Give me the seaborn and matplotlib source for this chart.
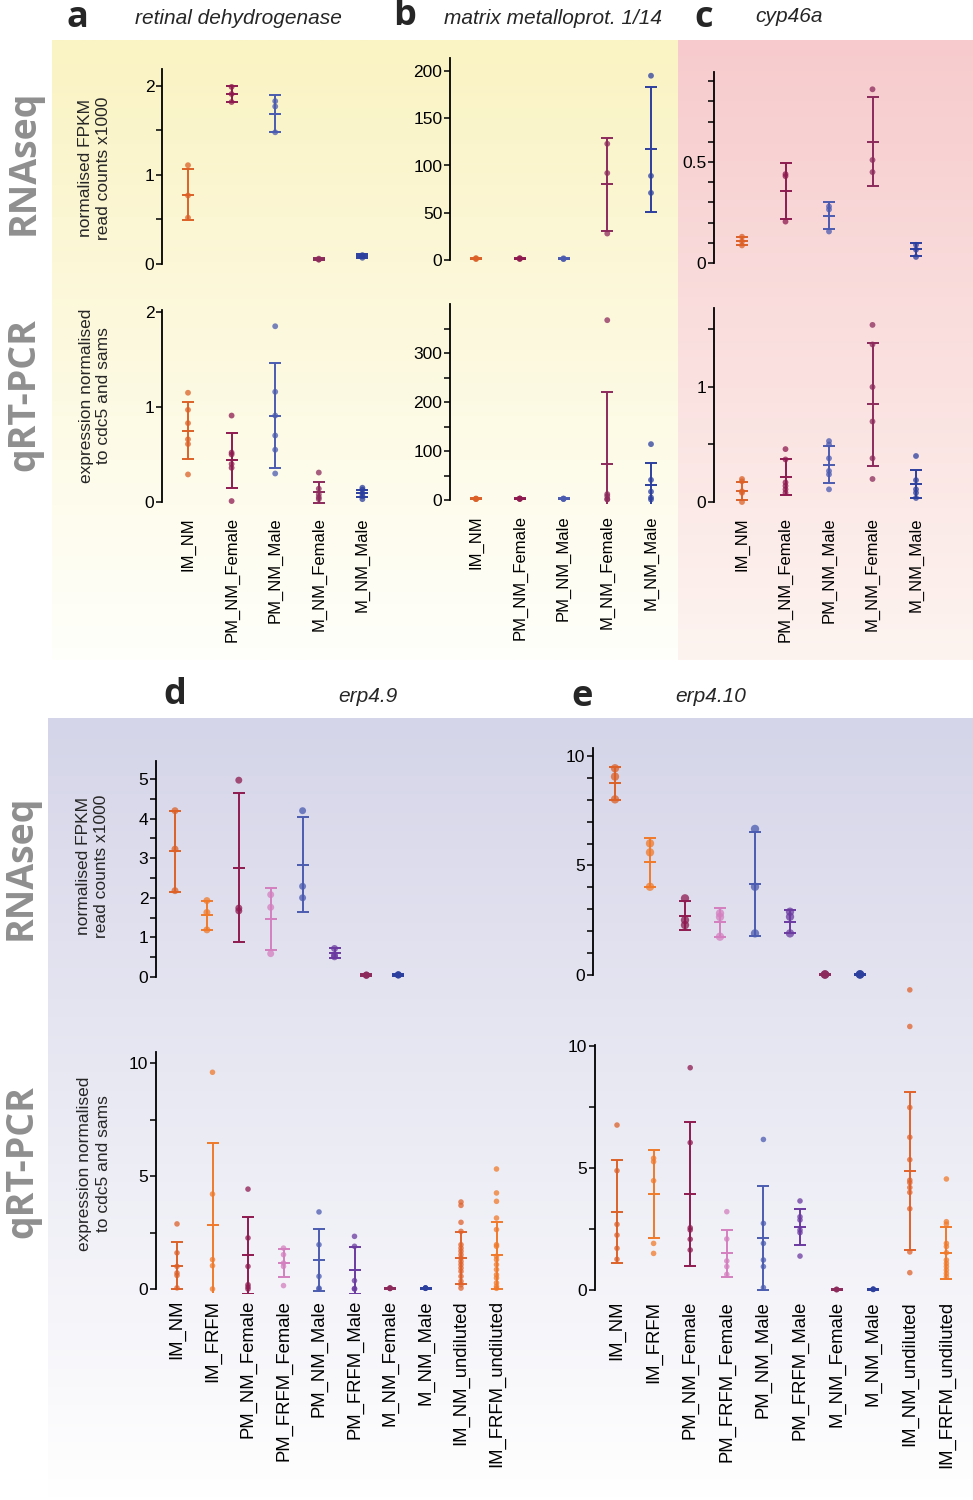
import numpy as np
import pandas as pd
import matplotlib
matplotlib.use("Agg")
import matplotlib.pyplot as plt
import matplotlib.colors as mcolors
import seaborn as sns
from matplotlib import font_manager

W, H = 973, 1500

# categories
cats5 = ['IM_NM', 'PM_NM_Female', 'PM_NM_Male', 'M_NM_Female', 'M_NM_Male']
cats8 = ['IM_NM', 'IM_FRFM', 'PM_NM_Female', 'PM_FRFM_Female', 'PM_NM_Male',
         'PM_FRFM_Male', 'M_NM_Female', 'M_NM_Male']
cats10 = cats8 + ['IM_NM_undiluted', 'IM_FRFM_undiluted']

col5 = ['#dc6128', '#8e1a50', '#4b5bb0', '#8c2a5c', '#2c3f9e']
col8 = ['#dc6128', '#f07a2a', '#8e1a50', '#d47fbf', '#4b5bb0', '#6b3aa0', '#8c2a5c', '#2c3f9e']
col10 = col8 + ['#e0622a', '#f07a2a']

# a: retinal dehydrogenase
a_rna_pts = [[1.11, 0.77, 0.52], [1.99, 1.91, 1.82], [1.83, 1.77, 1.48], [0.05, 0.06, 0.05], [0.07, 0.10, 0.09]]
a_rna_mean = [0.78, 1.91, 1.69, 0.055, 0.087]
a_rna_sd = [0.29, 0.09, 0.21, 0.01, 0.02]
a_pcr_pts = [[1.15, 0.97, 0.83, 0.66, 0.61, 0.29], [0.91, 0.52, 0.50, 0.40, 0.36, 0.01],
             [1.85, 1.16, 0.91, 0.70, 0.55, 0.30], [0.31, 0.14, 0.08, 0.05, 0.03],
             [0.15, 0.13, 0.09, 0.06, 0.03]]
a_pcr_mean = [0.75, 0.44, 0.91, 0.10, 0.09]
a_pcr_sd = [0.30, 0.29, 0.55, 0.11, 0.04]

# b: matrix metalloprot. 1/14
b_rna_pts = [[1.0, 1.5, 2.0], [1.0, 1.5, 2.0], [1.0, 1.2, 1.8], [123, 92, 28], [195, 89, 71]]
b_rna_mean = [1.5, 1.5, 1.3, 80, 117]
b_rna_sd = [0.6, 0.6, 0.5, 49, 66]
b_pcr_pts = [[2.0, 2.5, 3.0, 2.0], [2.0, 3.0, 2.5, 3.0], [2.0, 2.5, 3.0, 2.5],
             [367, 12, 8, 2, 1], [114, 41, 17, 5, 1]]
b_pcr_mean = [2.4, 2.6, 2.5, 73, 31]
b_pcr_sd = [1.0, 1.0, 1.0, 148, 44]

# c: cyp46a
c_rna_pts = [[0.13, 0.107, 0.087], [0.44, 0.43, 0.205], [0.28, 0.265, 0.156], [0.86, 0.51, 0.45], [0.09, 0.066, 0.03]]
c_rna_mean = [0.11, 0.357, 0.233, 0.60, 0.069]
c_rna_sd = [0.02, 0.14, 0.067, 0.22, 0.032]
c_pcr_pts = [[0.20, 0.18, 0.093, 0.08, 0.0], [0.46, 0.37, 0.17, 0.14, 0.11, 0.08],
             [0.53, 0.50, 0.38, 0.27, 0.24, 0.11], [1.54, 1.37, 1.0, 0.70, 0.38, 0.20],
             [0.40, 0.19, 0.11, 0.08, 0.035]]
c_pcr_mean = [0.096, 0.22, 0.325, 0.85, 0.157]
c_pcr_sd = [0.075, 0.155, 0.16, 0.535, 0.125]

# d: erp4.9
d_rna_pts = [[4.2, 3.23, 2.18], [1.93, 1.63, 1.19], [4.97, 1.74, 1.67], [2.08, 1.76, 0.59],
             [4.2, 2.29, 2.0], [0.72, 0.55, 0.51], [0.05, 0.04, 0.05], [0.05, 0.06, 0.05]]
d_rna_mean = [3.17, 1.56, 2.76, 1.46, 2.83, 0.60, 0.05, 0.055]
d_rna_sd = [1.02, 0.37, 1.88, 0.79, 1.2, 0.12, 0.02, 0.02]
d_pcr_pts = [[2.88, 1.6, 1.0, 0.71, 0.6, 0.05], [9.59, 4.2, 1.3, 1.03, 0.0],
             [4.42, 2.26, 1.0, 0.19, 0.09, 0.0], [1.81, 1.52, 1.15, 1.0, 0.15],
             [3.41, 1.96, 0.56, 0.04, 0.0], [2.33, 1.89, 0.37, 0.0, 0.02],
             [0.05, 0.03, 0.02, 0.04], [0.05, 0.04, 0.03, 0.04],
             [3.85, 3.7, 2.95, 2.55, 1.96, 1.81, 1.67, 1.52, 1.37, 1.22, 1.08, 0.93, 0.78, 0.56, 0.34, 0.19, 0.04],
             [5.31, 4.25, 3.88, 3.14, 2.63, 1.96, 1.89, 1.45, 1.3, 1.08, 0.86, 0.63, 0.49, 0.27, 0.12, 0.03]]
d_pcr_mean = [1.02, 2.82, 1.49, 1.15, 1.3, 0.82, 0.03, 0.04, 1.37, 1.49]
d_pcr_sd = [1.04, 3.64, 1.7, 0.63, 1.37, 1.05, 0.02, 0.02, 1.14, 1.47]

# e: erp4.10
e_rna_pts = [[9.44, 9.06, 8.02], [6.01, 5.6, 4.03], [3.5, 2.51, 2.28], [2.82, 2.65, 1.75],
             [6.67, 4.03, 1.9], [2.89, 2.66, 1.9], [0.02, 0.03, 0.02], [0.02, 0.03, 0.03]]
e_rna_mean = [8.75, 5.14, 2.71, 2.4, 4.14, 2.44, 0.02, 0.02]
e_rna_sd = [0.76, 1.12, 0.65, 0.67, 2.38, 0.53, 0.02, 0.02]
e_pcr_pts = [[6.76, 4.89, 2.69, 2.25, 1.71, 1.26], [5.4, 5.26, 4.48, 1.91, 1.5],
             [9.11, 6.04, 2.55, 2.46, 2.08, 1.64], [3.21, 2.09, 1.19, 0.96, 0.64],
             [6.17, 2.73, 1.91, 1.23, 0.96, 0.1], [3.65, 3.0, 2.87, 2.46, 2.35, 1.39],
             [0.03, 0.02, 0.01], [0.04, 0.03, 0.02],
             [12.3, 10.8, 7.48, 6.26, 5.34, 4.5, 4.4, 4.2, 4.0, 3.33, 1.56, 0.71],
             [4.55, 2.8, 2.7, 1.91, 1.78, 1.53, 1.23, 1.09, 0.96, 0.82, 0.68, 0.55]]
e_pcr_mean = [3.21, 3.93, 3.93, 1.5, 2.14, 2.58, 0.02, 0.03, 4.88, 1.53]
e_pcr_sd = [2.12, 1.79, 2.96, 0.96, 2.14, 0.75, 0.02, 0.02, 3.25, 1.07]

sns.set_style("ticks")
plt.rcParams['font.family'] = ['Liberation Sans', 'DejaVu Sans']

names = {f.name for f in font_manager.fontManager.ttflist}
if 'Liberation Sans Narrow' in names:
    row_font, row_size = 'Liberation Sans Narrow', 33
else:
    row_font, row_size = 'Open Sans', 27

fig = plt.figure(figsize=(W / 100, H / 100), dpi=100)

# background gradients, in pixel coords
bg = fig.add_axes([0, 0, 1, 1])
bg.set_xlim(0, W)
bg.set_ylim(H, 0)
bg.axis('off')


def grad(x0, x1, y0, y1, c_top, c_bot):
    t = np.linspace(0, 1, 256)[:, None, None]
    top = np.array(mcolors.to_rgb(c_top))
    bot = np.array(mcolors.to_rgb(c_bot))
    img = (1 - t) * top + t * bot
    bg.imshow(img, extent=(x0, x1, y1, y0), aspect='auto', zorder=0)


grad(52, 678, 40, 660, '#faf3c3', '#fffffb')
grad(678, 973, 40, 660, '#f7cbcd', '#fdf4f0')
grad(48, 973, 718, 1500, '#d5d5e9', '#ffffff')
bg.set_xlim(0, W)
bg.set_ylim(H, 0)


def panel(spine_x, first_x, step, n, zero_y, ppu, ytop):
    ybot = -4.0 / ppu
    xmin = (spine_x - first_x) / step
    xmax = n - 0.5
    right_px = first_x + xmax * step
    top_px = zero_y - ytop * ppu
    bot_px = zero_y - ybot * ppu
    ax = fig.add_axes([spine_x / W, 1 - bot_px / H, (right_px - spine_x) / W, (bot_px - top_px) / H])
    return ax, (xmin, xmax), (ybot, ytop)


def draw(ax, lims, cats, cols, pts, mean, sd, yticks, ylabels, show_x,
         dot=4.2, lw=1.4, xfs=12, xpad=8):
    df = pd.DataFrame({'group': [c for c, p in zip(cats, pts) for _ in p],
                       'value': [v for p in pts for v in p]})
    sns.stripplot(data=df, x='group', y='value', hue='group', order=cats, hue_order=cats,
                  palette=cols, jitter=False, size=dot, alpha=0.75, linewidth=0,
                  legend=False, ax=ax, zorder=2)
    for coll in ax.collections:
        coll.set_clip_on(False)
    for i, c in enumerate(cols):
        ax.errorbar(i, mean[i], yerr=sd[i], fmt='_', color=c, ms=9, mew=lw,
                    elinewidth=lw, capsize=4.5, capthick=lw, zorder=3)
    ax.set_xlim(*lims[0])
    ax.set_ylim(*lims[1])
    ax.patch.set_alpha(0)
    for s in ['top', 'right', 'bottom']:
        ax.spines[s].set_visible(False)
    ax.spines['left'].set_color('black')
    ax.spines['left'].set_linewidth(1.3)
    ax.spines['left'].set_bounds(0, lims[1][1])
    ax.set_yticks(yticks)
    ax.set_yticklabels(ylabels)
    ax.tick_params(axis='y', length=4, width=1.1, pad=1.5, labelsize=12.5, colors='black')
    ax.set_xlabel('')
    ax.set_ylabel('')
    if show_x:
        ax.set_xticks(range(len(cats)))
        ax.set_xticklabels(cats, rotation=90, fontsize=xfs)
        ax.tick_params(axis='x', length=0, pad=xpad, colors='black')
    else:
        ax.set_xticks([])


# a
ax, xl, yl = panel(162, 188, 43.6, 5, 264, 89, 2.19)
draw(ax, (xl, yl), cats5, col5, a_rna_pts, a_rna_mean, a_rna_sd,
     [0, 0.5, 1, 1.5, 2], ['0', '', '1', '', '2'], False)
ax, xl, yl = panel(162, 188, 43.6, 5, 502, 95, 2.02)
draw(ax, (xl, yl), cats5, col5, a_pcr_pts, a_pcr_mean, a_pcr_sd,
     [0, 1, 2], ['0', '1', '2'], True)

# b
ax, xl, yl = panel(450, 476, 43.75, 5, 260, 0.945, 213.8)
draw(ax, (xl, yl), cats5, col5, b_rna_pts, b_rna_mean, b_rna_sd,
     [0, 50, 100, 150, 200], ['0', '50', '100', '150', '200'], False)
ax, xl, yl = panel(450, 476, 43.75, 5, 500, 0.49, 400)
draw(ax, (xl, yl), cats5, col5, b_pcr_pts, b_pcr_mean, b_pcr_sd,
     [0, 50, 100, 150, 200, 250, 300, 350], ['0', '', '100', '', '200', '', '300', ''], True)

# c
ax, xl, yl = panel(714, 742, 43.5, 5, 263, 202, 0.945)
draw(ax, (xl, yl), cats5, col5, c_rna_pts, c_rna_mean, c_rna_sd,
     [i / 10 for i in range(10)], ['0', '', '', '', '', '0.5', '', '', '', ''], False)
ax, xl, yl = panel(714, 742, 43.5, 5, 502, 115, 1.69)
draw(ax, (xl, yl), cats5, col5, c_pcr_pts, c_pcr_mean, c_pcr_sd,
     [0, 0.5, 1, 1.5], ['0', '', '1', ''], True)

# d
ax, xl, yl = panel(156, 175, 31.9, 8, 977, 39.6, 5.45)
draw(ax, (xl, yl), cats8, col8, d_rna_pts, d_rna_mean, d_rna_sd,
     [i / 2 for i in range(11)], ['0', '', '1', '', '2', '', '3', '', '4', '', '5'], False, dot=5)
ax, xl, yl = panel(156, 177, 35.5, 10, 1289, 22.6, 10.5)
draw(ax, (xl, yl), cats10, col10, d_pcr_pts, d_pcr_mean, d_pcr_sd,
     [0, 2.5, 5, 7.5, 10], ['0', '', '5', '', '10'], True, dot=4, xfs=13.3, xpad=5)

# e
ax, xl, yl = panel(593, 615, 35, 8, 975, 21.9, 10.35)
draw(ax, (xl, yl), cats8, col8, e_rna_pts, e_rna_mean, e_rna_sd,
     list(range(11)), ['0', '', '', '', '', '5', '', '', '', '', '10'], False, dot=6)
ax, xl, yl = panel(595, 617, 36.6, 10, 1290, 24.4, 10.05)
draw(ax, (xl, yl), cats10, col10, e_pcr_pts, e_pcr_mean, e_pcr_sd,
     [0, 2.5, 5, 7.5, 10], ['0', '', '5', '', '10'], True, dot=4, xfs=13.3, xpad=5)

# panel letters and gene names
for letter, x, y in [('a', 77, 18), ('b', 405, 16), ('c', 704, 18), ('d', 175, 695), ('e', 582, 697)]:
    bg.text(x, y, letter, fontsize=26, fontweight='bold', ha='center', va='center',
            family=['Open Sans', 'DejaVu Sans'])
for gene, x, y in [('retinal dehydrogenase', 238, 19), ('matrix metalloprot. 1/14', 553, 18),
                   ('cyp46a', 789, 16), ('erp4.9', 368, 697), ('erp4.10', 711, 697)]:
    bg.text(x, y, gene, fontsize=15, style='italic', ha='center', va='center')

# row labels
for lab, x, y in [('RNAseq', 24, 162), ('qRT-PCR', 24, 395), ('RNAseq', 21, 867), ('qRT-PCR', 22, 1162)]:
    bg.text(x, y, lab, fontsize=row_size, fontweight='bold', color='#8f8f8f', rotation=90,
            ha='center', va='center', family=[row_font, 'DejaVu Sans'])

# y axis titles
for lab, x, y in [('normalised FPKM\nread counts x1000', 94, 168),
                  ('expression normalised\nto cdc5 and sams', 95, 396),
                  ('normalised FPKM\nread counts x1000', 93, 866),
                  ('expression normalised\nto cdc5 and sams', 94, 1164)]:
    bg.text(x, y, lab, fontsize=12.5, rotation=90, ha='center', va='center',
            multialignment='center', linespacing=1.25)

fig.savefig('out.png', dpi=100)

Task goal: Of all the lines in the listing above, how many contain the word "matplotlib"? Answer with the number alone.

Output of the task: 6